The problem studied in this paper offers several avenues for future research. First, as the scale of transportation networks in real-world applications increases, there is a growing need for more computationally efficient solutions. Developing heuristic or metaheuristic methods that provide timely and high-quality solutions can help tackle the complexity of large-scale transportation networks, allowing for faster decision-making under dynamic conditions. Second, incorporating cargo prioritization into the model can enhance its practical applicability. By prioritizing cargo based on its value, urgency, or customer requirements, the model can allocate resources more efficiently, ensuring that high-priority shipments are handled with greater speed and care, particularly during disruption scenarios.

Third, while the current model adopts a reactive disruption-management approach—where re-planning is triggered only when a disruption is detected—there is potential to explore proactive disruption-management strategies. Proactive methods aim to anticipate potential disruptions using predictive analytics or simulation models, enabling the system to prepare mitigation strategies in advance. This would improve the model’s responsiveness and robustness in dealing with uncertainties. However, implementing such approaches requires advanced disruption forecasting techniques, which could be developed using historical data, real-time monitoring, or simulation-based models. Fourth, although this study adopts a mid-sized experimental setup for clarity and computational efficiency, the underlying framework is designed to scale to larger, more complex networks. Future research will focus on validating the model under higher shipment volumes and longer planning horizons to evaluate the broader applicability and resilience of the proposed strategies. Fifth, given the multiple strategies available for handling disruptions, a promising direction for future research is the integration of reinforcement learning. By training an agent to select the optimal strategy based on the current state of the network, service availability, demand conditions, and ongoing disruptions, the model could autonomously adapt to varying scenarios, improving its decision-making capabilities over time. This would offer a more dynamic and intelligent approach to disruption management, enhancing the flexibility and resilience of the AIT transportation system.

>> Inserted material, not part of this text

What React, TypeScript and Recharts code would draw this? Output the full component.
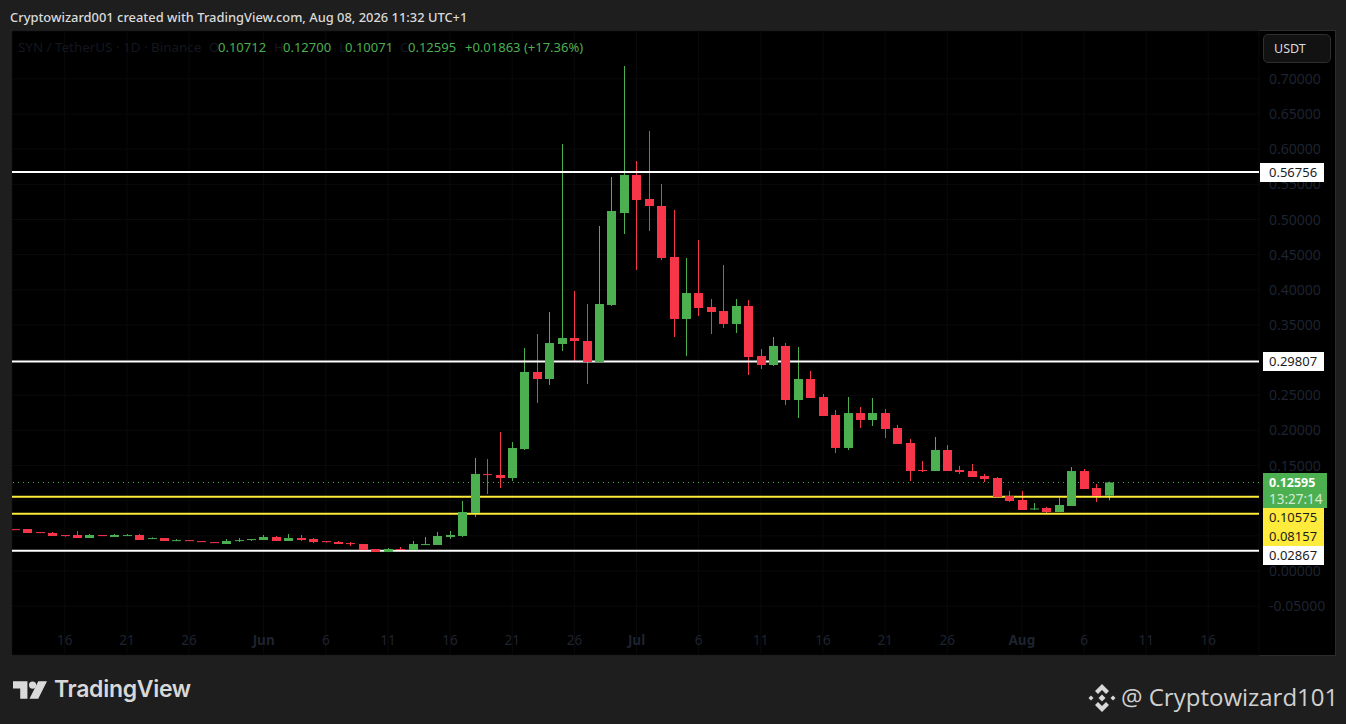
import React from "react";
import { ComposedChart, Bar, XAxis, YAxis, CartesianGrid, ReferenceLine } from "recharts";

const opens = [.0595,.0597,.0553,.0541,.0511,.0512,.0469,.0511,.0484,.0505,.0512,.0462,.0469,.0433,.0439,.0425,.0411,.0384,.0433,.0448,.0441,.0484,.0427,.0469,.0455,.0425,.0412,.0397,.0384,.0313,.0270,.0313,.0299,.0377,.0370,.0484,.0498,.0825,.1378,.1366,.1323,.1735,.2831,.2731,.3229,.3314,.3272,.2973,.3784,.5092,.5633,.5292,.5192,.4467,.3585,.3954,.3755,.3698,.3514,.3770,.3058,.2930,.3201,.2432,.2731,.2475,.2219,.1750,.2247,.2148,.2247,.2034,.1821,.1437,.1422,.1721,.1437,.1422,.1351,.1323,.1067,.1010,.0883,.0896,.0839,.0925,.1422,.1181,.10712];
const highs = [.0595,.0597,.0553,.0555,.0511,.0569,.0526,.0511,.0526,.0526,.0526,.0479,.0469,.0455,.0439,.0425,.0411,.0455,.0469,.0454,.0512,.0498,.0526,.0512,.0469,.0425,.0427,.0412,.0384,.0313,.0327,.0341,.0427,.0484,.0555,.0569,.0996,.1607,.1593,.1977,.1835,.3172,.3371,.3684,.6074,.3983,.3798,.4908,.5605,.7184,.5832,.6259,.5505,.5135,.4452,.4708,.3869,.4353,.3869,.3855,.3158,.3329,.3243,.3186,.2845,.2518,.2290,.2475,.2333,.2461,.2304,.2077,.1878,.1565,.1906,.1792,.1494,.1522,.1380,.1337,.1138,.1138,.0967,.0910,.1038,.1479,.1451,.1238,.12700];
const lows = [.0590,.0541,.0547,.0498,.0488,.0469,.0469,.0505,.0484,.0505,.0441,.0460,.0427,.0433,.0433,.0419,.0405,.0384,.0412,.0427,.0441,.0427,.0427,.0427,.0398,.0403,.0384,.0356,.0299,.0270,.0270,.0299,.0299,.0377,.0370,.0455,.0484,.0768,.1095,.1181,.1280,.1721,.2390,.2646,.3129,.2973,.2660,.2973,.3770,.4794,.4282,.4836,.4424,.3329,.3058,.3627,.3371,.3457,.3385,.2788,.2873,.2916,.2361,.2176,.2461,.2205,.1678,.1721,.2034,.2063,.1892,.1807,.1280,.1408,.1422,.1422,.1380,.1337,.1266,.1053,.0982,.0868,.0868,.0811,.0839,.0925,.1166,.0982,.10071];
const closes = [.0590,.0541,.0547,.0498,.0505,.0469,.0512,.0505,.0512,.0511,.0441,.0468,.0427,.0439,.0433,.0419,.0405,.0427,.0439,.0454,.0484,.0427,.0469,.0441,.0412,.0419,.0384,.0391,.0299,.0270,.0313,.0299,.0384,.0383,.0498,.0512,.0839,.1380,.1372,.1323,.1750,.2831,.2731,.3243,.3314,.3272,.2973,.3798,.5121,.5633,.5277,.5192,.4452,.3585,.3954,.3741,.3684,.3514,.3770,.3044,.2930,.3201,.2432,.2731,.2461,.2205,.1750,.2247,.2148,.2247,.2020,.1807,.1422,.1422,.1721,.1422,.1408,.1337,.1309,.1053,.0996,.0868,.0889,.0839,.0939,.1422,.1166,.1067,.12595];

const priceTicks = [-0.05, 0, 0.05, 0.1, 0.15, 0.2, 0.25, 0.3, 0.35, 0.4, 0.45, 0.5, 0.55, 0.6, 0.65, 0.7];
const coveredTicks = [0.05, 0.1, 0.3];
const dayTicks = [4, 9, 14, 20, 25, 30, 35, 40, 45, 50, 55, 60, 65, 70, 75, 81, 86, 91, 96];
const dayLabels = ["16", "21", "26", "Jun", "6", "11", "16", "21", "26", "Jul", "6", "11", "16", "21", "26", "Aug", "6", "11", "16"];
const whiteLevels = [0.56756, 0.29807, 0.02867];
const yellowLevels = [0.10575, 0.08157];
const lastPrice = 0.12595;

const candles = opens.map((o, i) => ({
  day: i,
  open: o,
  high: highs[i],
  low: lows[i],
  close: closes[i],
  wick: [lows[i], highs[i]],
  body: [Math.min(o, closes[i]), Math.max(o, closes[i])],
}));

const GREEN = "#4CAF50";
const RED = "#F7364A";
const AXIS = "#1E2330";
const FONT = "'Noto Sans', sans-serif";
const DAY_DOMAIN = [-0.247, 100.08];

const candleColor = (p: any) => (p.close >= p.open ? GREEN : RED);

const WickShape = (props: any) => {
  const { x, y, width, height, payload } = props;
  return <rect x={Math.round(x + width / 2 - 0.5)} y={y} width={1} height={height} fill={candleColor(payload)} />;
};
const BodyShape = (props: any) => {
  const { x, y, width, height, payload } = props;
  return <rect x={Math.round(x + width / 2 - 0.5) - 4} y={y} width={9} height={Math.max(height, 1)} fill={candleColor(payload)} />;
};

const PriceTick = (props: any) =>
  coveredTicks.includes(props.payload.value) ? null : (
    <text x={1269} y={props.y + 5} fontSize={14} fontFamily={FONT} fill={AXIS}>
      {props.payload.value.toFixed(5)}
    </text>
  );
const DayTick = (props: any) => {
  const label = dayLabels[dayTicks.indexOf(props.payload.value)];
  const bold = label.length > 2;
  return (
    <text x={props.x} y={645} textAnchor="middle" fontSize={13.5} fontWeight={bold ? 700 : 400} fontFamily={FONT} fill={AXIS}>
      {label}
    </text>
  );
};

const abs = (left: number, top: number, extra: React.CSSProperties = {}): React.CSSProperties => ({
  position: "absolute", left, top, whiteSpace: "nowrap", fontFamily: FONT, ...extra,
});
const ohlc: [string, number][] = [
  ["0.10712", 218], ["0.12700", 283], ["0.10071", 345], ["0.12595", 408], ["+0.01863 (+17.36%)", 465],
];
const ohlcLetters: [string, number][] = [["O", 209], ["H", 274], ["L", 339], ["C", 400]];
const tagStyle = (left: number, top: number, width: number, height: number, bg: string): React.CSSProperties => ({
  ...abs(left, top), width, height, background: bg, boxSizing: "border-box", paddingLeft: 1269 - left, fontSize: 13, lineHeight: "19px", color: "#1C1C1C",
});

export default function App() {
  return (
    <div style={{ position: "fixed", left: 0, top: 0, width: 1346, height: 724, background: "#1E1E1E", overflow: "hidden" }}>
      <div style={{ position: "absolute", left: 11, top: 30, width: 1325, height: 626, background: "#000", border: "1px solid #2C2C2C", boxSizing: "border-box" }} />
      <div style={abs(10, 8, { fontSize: 12.9, color: "#DADADA", fontWeight: 500 })}>Cryptowizard001 created with TradingView.com, Aug 08, 2026 11:32 UTC+1</div>
      <div style={{ position: "absolute", left: 0, top: 0 }}>
        <ComposedChart width={1346} height={724} data={candles} margin={{ left: 12, top: 31, right: 11, bottom: 68 }}>
          <CartesianGrid stroke="#0A0A0C" strokeWidth={1} />
          <XAxis dataKey="day" type="number" domain={DAY_DOMAIN} ticks={dayTicks} allowDataOverflow height={1} axisLine={false} tickLine={false} tick={<DayTick />} interval={0} />
          <XAxis xAxisId="w" dataKey="day" type="number" domain={DAY_DOMAIN} allowDataOverflow hide />
          <YAxis orientation="right" width={76} domain={[-0.11949, 0.76814]} ticks={priceTicks} allowDataOverflow axisLine={false} tickLine={false} tick={<PriceTick />} interval={0} />
          <Bar xAxisId="w" dataKey="wick" barSize={1} isAnimationActive={false} shape={<WickShape />} />
          <ReferenceLine y={lastPrice} stroke={GREEN} strokeWidth={1} strokeDasharray="1 4" />
          {whiteLevels.map((v) => (
            <ReferenceLine key={v} y={v} stroke="#FFFFFF" strokeWidth={2} />
          ))}
          {yellowLevels.map((v) => (
            <ReferenceLine key={v} y={v} stroke="#FFEB3B" strokeWidth={2} />
          ))}
          <Bar dataKey="body" barSize={9} isAnimationActive={false} shape={<BodyShape />} {...({ zIndex: 500 } as any)} />
        </ComposedChart>
      </div>

      <div style={abs(18, 38, { fontSize: 13.4, color: "#14171F" })}>SYN / TetherUS · 1D · Binance</div>
      {ohlcLetters.map(([t, x]) => (
        <div key={t} style={abs(x, 38, { fontSize: 13, color: "#14171F" })}>{t}</div>
      ))}
      {ohlc.map(([t, x]) => (
        <div key={t} style={abs(x, 38, { fontSize: 13, color: GREEN })}>{t}</div>
      ))}

      <div style={{ ...abs(1263, 34), width: 68, height: 29, boxSizing: "border-box", border: "1px solid #2E2E2E", borderRadius: 5, background: "#121212", color: "#DADADA", fontSize: 12.5, lineHeight: "27px", paddingLeft: 10 }}>USDT</div>

      <div style={tagStyle(1260, 163, 64, 19, "#FFFFFF")}>{whiteLevels[0].toFixed(5)}</div>
      <div style={tagStyle(1263, 352, 61, 19, "#FFFFFF")}>{whiteLevels[1].toFixed(5)}</div>
      <div style={{ ...abs(1263, 473), width: 64, height: 35, background: GREEN, boxSizing: "border-box", paddingLeft: 6, paddingTop: 1, lineHeight: "17px", color: "#fff" }}>
        <div style={{ fontWeight: 700, fontSize: 12.5 }}>{lastPrice.toFixed(5)}</div>
        <div style={{ opacity: 0.75, fontSize: 13.5 }}>13:27:14</div>
      </div>
      <div style={tagStyle(1263, 508, 61, 38, "#FFEB3B")}>
        <div>{yellowLevels[0].toFixed(5)}</div>
        <div>{yellowLevels[1].toFixed(5)}</div>
      </div>
      <div style={tagStyle(1263, 546, 61, 19, "#FFFFFF")}>{whiteLevels[2].toFixed(5)}</div>

      <svg style={{ position: "absolute", left: 13, top: 681 }} width={34} height={18} viewBox="0 0 33 17">
        <path d="M0 0H14V17H7V7H0z M33 0L24.5 17H16L24.5 0z" fill="#DADADA" />
        <circle cx={19} cy={3.7} r={3.5} fill="#DADADA" />
      </svg>
      <div style={abs(54, 675, { fontSize: 23, fontWeight: 600, color: "#D8D8D8", fontFamily: "Inter, sans-serif", letterSpacing: -0.3 })}>TradingView</div>

      <svg style={{ position: "absolute", left: 1088, top: 684 }} width={28} height={28} viewBox="0 0 28 28">
        <g fill="#D8D8D8">
          <path d="M14 0L21 7L18 10L14 6L10 10L7 7z" />
          <path d="M14 28L21 21L18 18L14 22L10 18L7 21z" />
          <path d="M14 10.500L17.500 14L14 17.500L10.500 14z" />
          <path d="M3 11.500L5.500 14L3 16.500L0.500 14z" />
          <path d="M25 11.500L27.500 14L25 16.500L22.500 14z" />
        </g>
      </svg>
      <div style={abs(1121, 680, { fontSize: 24, color: "#D0D0D0", fontFamily: "'Open Sans', sans-serif" })}>@ Cryptowizard101</div>
    </div>
  );
}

As a final direction for future research and implementation, the integration of emerging digital technologies such as the Internet of Things (IoT) and blockchain presents a promising opportunity to enhance the operationalization of the proposed disruption-handling strategies [47]. While the current study focuses on the optimization and evaluation of strategies like Reassign with Delay Buffer and (De)Consolidation, these mechanisms can be further strengthened by embedding them within digitally enabled logistics systems. IoT technologies provide real-time data on shipment locations, terminal processes, service disruptions, and transit delays—enabling the dynamic activation of reassignment or consolidation decisions as disruptions unfold. This increased visibility could improve both responsiveness and reliability in time-sensitive freight operations. Blockchain, on the other hand, offers a secure and decentralized ledger that can record and trace strategy activations, rerouting decisions, and transshipment actions in a tamper-proof manner. This is particularly valuable in multi-stakeholder environments where transparency, trust, and verifiability are critical. Exploring the interoperability of these technologies with adaptive intermodal frameworks could enable more resilient, automated, and auditable disruption-management systems in future freight networks.